Hungary also has a legitimate agenda to redress the Trianon „Peace Accords”, which was more of a totalitarian pact to punish the losing side after WWI. Possible compensatory damages could be requested by Hungary in due time, which lost 2/3 of its territory and millions of its national citizenry to hostile surrounding countries (Slovakia, Romania, Serbia and the Ukraine in particular). This major injustice committed to a single European nation has not been properly addressed at major international forums since.

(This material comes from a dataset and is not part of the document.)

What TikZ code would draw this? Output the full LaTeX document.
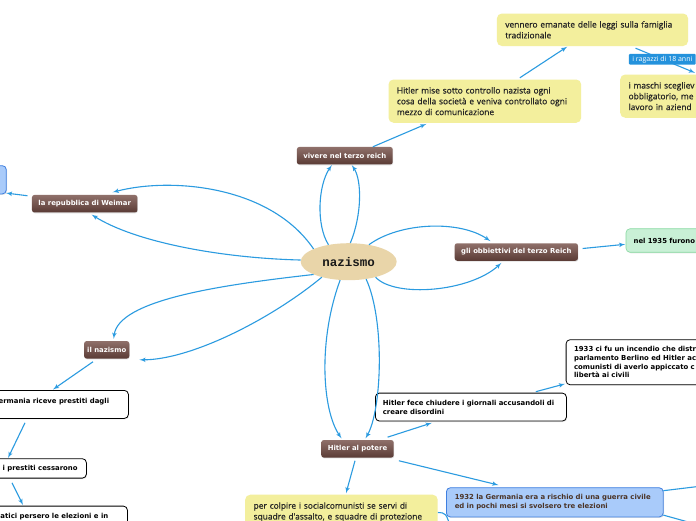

Constructing the „Atlantic bridge”, while being painstakingly careful not to burn up any of the „national bridges” to the past
However, all national policymakers in these countries need to reevaluate and move closer to Atlantic cooperation based on common U.S.-European goals. Free trade, free movement of people, goods and ideas are not to be compromised by national dictates and inward national thinking.
Finally, whether it is national or Atlantic policies that prevail (my preference is that they make peace with each other), in all cases, it should be reiterated that extremism and racism should be stemmed out entirely. For the simple reason that it assaults human intelligence and reason.
International bankers, speculators, and finance magnets should be beware though: the nations of Europe and the people of the United States will no longer tolerate excesses that brought about the recent economic depression worldwide. Serious checks and balances need to be installed to contain financial greed and speculation. The good old traditional work ethic that made western societies prosper for over 150 years need to be re-introduced and legislative guarantees need to be installed to enforce ethical business behavior and to create win-win scenarios for rapprochement, i.e. intermingle national ambitions with the overreaching idea of Atlantic cooperation.